§ DATA ROWS

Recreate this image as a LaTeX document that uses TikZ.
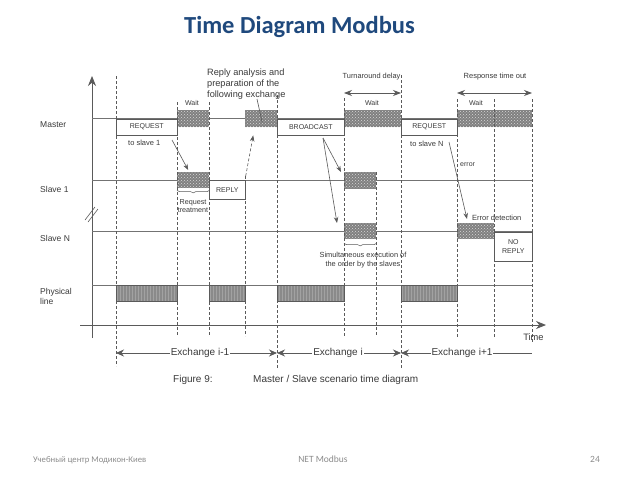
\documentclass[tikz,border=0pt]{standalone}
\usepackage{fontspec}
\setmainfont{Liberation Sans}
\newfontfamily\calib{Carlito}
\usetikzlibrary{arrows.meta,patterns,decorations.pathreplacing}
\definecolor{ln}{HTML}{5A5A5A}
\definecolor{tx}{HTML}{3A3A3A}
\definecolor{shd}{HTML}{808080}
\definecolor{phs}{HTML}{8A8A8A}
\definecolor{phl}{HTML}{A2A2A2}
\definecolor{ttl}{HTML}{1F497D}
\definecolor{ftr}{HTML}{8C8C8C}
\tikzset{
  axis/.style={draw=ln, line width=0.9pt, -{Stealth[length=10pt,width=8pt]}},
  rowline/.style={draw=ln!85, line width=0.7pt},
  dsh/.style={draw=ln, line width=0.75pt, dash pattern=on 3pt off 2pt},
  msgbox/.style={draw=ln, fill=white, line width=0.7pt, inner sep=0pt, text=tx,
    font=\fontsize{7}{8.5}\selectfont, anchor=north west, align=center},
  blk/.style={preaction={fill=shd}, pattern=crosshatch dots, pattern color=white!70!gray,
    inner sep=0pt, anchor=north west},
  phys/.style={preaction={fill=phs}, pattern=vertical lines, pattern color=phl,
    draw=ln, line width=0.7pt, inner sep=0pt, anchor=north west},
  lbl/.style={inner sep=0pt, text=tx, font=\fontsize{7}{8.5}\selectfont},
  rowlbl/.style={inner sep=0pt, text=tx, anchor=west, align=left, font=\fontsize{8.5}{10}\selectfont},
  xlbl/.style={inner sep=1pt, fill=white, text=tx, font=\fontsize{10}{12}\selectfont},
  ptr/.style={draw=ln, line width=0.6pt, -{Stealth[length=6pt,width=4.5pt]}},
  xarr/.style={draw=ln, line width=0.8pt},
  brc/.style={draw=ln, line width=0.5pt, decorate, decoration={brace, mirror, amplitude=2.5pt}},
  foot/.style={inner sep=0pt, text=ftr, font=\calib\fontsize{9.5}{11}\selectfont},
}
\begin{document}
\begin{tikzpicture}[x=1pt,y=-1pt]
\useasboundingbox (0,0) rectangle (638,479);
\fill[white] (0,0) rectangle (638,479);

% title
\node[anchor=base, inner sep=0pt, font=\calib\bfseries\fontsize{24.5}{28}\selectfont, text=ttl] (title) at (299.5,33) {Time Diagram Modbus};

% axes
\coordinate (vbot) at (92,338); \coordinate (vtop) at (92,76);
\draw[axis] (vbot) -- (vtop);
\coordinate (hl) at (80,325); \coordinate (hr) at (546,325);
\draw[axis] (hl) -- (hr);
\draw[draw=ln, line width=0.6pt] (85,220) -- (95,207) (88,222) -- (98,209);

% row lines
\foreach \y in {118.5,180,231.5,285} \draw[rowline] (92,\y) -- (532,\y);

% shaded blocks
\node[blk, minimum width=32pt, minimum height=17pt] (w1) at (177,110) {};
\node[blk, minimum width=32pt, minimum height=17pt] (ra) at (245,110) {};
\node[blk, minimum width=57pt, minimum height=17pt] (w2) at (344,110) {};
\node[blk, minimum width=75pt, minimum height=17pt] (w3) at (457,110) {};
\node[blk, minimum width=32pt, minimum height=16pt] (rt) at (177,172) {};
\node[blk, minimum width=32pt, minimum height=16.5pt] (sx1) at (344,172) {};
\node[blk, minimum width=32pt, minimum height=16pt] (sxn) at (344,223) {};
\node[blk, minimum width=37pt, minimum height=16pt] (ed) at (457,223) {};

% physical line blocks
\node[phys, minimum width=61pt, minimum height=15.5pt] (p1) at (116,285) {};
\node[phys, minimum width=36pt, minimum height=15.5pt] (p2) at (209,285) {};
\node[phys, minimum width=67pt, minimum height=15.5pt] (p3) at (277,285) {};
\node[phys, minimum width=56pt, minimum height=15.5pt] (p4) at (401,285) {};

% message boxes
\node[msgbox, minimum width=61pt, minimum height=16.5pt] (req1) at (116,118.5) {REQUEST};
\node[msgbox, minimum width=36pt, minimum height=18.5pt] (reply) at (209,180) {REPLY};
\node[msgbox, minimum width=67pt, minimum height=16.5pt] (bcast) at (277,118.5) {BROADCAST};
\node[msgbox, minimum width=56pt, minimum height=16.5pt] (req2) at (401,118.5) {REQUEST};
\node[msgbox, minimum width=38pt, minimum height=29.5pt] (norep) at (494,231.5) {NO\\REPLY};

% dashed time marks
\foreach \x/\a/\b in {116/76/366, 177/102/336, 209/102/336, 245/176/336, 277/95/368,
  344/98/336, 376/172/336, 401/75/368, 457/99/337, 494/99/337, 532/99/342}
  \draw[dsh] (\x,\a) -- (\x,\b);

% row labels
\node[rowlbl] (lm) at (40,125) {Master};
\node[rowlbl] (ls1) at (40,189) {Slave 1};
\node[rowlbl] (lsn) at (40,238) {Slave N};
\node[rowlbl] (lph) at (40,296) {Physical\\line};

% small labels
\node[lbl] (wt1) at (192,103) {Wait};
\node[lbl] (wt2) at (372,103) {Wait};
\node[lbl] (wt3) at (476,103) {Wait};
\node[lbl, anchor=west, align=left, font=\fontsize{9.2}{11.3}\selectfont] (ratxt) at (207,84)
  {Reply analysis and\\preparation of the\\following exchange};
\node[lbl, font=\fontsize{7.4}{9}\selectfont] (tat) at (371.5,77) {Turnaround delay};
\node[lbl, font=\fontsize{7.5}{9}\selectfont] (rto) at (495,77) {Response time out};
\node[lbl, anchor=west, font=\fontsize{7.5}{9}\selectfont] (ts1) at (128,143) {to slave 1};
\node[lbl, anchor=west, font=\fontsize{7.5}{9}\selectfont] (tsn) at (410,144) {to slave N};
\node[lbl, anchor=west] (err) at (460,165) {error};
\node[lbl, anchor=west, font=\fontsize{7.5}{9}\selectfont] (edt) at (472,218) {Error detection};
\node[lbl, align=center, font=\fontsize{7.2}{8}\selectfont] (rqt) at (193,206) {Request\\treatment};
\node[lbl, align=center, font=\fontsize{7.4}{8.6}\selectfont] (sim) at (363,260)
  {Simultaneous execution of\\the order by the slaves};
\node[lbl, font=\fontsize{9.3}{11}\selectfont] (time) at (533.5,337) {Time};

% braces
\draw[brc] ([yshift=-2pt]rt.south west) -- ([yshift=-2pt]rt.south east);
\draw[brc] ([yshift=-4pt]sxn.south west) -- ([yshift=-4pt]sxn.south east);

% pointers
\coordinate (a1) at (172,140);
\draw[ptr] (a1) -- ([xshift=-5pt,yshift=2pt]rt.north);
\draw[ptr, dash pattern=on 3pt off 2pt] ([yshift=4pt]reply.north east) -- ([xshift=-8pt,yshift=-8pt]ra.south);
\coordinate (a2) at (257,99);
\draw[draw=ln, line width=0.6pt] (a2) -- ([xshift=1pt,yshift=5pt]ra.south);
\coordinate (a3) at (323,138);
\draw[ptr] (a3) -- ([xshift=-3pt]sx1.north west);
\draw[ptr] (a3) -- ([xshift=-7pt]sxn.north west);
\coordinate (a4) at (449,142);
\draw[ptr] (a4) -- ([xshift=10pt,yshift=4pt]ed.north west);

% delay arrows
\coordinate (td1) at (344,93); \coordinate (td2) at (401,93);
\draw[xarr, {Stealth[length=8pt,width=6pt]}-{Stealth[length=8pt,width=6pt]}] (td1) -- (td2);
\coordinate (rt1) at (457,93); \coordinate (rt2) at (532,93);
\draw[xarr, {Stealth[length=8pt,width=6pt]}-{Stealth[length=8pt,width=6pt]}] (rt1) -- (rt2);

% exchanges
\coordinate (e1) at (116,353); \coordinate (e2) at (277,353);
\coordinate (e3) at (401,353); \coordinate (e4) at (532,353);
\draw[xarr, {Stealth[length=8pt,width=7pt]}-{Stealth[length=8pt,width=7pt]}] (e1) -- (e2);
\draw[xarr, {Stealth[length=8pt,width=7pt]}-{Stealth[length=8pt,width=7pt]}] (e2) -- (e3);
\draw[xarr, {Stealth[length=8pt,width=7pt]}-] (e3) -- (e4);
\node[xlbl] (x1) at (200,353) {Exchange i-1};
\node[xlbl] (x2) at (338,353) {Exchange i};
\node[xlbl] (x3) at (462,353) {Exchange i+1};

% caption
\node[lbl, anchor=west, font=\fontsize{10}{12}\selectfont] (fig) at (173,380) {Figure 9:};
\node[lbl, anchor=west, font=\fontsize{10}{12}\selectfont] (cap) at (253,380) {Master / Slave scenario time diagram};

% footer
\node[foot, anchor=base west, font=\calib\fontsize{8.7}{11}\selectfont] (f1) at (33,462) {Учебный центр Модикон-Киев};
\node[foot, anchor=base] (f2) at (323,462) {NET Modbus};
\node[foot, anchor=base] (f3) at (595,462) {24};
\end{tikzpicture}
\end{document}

...

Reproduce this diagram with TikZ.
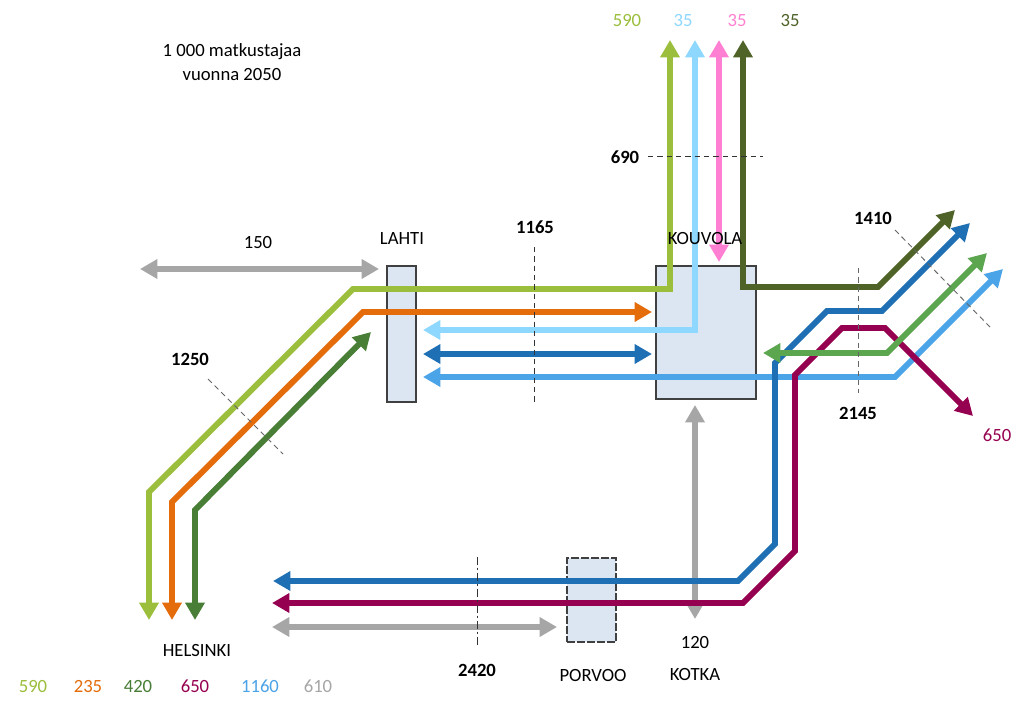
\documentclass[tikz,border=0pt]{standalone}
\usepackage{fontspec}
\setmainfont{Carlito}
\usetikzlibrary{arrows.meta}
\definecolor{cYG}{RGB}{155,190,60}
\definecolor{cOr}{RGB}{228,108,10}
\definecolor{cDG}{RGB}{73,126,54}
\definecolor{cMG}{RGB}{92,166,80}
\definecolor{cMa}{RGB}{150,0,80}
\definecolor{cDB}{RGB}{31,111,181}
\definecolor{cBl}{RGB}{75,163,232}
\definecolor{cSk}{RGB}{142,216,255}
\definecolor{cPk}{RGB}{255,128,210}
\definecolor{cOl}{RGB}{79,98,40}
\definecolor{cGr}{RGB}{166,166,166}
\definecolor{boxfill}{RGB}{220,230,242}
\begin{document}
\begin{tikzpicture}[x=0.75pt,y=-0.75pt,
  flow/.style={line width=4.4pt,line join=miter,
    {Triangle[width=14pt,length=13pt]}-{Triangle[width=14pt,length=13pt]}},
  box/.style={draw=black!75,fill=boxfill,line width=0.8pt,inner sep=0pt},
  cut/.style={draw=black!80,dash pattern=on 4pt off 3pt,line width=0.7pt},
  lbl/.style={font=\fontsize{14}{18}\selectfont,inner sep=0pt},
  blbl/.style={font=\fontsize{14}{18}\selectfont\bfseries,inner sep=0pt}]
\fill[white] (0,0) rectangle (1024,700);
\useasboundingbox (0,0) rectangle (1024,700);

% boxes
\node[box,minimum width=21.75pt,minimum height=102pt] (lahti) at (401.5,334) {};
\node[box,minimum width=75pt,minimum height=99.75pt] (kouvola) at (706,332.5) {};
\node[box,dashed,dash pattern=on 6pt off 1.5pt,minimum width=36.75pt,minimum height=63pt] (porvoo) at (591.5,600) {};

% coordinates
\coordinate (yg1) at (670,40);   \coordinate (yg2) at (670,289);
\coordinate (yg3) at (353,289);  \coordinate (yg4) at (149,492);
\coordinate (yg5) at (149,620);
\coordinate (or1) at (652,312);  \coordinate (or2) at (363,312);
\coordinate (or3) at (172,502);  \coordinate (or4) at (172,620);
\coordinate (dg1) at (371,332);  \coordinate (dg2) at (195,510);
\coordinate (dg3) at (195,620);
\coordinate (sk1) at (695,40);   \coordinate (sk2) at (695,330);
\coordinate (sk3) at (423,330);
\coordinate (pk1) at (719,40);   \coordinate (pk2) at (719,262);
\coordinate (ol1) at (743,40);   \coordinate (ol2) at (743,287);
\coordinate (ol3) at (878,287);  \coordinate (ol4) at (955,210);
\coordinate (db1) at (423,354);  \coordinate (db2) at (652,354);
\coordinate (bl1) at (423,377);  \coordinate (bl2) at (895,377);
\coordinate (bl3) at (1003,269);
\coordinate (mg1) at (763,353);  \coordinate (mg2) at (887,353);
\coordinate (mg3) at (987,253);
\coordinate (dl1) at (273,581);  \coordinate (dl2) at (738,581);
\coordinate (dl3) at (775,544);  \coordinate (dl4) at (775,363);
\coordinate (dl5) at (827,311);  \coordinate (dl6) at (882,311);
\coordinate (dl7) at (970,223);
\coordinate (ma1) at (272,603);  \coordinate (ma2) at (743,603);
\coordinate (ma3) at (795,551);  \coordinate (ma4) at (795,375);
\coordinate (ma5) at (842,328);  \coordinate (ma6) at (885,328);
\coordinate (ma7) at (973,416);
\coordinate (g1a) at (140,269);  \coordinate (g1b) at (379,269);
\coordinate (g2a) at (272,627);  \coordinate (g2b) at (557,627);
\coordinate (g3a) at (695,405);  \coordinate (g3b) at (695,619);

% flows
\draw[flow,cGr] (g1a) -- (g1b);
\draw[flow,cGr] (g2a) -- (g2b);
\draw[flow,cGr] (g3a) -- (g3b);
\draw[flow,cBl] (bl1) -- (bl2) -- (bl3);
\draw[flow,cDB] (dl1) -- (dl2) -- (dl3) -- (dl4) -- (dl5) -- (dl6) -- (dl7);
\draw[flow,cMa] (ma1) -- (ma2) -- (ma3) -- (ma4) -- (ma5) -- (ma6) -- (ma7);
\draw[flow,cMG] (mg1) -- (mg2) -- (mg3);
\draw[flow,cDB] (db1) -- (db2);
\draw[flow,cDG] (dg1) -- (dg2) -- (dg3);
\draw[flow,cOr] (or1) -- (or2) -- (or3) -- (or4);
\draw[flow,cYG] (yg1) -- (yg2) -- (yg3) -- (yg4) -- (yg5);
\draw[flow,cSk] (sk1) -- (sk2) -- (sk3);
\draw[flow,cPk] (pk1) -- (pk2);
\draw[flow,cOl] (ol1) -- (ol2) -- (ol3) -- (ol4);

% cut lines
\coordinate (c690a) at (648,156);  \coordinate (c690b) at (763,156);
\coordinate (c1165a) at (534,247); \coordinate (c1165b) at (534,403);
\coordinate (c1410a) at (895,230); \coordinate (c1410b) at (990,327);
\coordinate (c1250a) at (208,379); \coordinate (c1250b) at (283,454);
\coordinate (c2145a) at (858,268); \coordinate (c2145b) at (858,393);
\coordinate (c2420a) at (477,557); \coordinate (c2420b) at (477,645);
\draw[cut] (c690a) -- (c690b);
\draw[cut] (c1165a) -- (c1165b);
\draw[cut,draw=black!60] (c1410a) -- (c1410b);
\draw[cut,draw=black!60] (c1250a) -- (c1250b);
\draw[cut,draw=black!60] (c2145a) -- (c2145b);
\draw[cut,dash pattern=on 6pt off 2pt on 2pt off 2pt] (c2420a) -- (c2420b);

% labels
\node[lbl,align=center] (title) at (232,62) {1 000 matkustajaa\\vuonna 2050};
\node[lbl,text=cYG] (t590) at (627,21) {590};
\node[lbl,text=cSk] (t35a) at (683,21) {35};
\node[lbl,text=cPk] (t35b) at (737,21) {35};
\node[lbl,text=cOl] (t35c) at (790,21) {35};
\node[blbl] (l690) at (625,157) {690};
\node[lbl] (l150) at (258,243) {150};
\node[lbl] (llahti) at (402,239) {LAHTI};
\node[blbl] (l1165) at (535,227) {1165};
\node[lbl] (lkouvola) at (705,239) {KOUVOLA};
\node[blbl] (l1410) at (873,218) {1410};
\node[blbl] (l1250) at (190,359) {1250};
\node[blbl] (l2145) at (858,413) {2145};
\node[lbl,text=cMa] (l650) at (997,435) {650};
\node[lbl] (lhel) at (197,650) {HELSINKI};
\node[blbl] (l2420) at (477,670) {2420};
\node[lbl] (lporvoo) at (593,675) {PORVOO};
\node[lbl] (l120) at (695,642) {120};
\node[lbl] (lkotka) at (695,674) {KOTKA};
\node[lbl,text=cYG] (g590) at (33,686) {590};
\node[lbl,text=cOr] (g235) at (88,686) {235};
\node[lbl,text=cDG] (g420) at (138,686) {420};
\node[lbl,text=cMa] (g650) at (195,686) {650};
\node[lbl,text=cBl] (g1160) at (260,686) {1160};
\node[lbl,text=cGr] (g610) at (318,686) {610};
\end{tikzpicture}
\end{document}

§ EXERCISE OBJECTIVE
Count the lines of the listing above that include the word "this" and state the total with nothing else.

§ OUTPUT BELOW
2